### GOAL OF THE EXERCISE
Within the records that follow, find every line containing the string "this". Copy those lines.

### SUPPLIED ENTRIES

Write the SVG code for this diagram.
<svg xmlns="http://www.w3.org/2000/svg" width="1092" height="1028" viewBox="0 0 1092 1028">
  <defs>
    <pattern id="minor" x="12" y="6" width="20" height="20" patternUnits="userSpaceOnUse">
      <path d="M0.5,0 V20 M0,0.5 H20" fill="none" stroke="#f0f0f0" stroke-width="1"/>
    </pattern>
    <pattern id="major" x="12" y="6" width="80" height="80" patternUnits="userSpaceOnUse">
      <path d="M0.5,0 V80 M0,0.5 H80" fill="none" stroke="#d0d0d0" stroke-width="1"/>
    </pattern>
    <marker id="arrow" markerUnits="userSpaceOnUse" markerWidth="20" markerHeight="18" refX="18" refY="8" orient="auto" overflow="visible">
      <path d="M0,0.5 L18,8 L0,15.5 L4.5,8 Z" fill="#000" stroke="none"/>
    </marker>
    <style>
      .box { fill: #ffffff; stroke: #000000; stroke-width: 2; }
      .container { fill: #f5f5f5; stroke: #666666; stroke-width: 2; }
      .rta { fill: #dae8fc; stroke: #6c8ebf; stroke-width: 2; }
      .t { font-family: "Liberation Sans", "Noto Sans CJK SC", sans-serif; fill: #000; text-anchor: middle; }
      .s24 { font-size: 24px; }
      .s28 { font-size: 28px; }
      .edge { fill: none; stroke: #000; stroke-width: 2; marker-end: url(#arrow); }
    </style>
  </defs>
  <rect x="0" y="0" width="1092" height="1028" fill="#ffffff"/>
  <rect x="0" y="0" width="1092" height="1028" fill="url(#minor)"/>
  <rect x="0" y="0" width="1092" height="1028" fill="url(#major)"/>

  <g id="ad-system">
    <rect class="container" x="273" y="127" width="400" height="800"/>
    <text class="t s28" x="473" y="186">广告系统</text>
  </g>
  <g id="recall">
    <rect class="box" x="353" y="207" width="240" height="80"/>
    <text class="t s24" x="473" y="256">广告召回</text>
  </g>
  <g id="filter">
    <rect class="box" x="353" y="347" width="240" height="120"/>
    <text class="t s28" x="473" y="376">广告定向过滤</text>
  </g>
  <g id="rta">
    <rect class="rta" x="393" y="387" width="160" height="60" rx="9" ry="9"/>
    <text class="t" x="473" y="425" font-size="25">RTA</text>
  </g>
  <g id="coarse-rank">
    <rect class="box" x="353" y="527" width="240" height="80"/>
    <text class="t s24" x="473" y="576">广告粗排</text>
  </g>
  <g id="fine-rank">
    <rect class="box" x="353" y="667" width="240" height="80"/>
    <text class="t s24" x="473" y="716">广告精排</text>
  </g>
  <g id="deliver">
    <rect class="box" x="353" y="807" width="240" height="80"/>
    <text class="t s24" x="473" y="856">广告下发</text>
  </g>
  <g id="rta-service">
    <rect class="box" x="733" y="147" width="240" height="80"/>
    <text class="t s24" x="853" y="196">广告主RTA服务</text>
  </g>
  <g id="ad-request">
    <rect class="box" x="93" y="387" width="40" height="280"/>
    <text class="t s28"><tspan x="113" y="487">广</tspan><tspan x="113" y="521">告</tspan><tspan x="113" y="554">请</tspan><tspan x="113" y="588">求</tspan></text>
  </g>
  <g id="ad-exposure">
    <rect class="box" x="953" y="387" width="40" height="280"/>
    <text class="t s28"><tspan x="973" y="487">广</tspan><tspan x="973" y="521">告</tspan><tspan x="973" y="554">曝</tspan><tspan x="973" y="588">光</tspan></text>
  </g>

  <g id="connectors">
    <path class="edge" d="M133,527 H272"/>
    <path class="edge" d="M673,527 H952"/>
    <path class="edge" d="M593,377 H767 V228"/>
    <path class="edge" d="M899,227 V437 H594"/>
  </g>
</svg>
--
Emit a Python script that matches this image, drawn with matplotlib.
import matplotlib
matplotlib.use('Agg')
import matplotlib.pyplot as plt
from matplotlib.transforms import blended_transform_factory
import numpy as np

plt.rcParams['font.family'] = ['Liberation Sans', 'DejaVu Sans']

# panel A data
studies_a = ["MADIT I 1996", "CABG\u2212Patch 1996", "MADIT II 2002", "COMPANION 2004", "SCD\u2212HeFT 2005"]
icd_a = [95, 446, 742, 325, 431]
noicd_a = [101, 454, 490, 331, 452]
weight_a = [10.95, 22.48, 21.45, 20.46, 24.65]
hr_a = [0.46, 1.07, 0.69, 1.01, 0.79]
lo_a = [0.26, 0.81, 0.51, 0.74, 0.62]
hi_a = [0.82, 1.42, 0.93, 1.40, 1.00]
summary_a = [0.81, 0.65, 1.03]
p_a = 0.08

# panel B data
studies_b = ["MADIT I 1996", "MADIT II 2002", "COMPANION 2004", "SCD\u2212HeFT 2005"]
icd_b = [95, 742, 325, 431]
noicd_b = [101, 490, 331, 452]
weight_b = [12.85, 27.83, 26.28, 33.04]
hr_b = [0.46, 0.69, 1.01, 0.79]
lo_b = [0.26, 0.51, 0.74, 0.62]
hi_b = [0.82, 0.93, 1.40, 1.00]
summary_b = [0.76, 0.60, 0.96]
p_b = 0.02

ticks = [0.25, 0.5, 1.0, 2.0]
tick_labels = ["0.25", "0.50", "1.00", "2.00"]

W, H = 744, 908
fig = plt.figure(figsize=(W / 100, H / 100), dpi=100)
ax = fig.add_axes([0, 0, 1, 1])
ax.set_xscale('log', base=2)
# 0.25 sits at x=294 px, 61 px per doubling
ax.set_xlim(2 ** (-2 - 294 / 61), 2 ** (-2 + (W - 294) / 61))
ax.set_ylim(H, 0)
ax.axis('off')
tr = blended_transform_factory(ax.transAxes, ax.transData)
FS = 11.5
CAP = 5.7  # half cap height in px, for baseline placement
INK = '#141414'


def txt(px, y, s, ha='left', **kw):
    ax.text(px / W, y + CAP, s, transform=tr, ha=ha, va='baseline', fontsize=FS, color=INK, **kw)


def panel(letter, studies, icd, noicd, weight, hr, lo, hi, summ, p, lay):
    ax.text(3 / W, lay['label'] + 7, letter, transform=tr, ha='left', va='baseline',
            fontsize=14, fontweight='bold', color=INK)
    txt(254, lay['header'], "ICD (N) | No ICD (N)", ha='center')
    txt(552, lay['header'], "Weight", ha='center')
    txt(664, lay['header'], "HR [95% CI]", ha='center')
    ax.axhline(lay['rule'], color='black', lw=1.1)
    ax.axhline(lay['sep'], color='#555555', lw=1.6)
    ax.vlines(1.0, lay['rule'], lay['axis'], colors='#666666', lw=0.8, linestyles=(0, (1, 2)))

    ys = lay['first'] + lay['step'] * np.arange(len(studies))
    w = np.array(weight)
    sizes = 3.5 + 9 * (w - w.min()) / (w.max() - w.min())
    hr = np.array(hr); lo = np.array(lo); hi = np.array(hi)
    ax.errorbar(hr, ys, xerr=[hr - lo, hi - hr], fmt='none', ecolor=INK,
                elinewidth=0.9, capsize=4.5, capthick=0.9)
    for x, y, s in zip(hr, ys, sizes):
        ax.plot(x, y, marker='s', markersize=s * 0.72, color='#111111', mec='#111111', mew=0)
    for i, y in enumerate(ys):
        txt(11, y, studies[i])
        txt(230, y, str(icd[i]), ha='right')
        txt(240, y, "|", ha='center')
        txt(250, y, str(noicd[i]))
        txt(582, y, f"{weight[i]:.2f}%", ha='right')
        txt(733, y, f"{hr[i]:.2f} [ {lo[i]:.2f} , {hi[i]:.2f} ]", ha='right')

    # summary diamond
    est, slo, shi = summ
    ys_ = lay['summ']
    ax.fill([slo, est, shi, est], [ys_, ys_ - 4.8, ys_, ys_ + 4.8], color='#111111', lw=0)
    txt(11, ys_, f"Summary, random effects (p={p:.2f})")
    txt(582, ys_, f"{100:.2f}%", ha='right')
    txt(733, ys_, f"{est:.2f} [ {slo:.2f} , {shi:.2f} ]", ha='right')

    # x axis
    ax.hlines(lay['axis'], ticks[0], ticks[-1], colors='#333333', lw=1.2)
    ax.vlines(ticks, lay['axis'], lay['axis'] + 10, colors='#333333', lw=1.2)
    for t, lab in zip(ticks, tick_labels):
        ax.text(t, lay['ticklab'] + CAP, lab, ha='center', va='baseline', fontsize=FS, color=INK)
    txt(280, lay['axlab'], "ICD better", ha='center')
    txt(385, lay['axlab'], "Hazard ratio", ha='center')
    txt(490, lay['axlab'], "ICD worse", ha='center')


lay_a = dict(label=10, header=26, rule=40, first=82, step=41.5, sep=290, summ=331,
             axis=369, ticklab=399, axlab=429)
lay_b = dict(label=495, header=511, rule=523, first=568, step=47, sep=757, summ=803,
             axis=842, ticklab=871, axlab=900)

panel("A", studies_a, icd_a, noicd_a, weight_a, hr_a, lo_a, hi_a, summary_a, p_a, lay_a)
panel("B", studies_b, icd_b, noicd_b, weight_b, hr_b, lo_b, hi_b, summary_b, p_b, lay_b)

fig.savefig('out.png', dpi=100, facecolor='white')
==
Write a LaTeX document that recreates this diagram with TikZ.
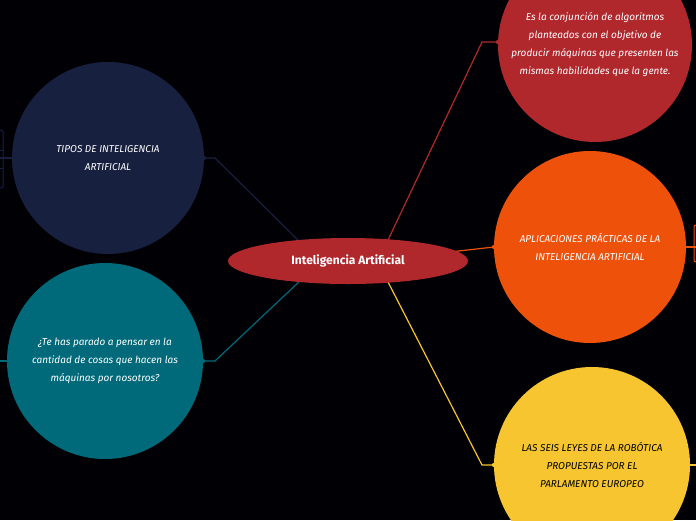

### REPLY TO THE TASK
Write the SVG code for this diagram.
Emit a Python script that matches this image, drawn with matplotlib.
Write a LaTeX document that recreates this diagram with TikZ.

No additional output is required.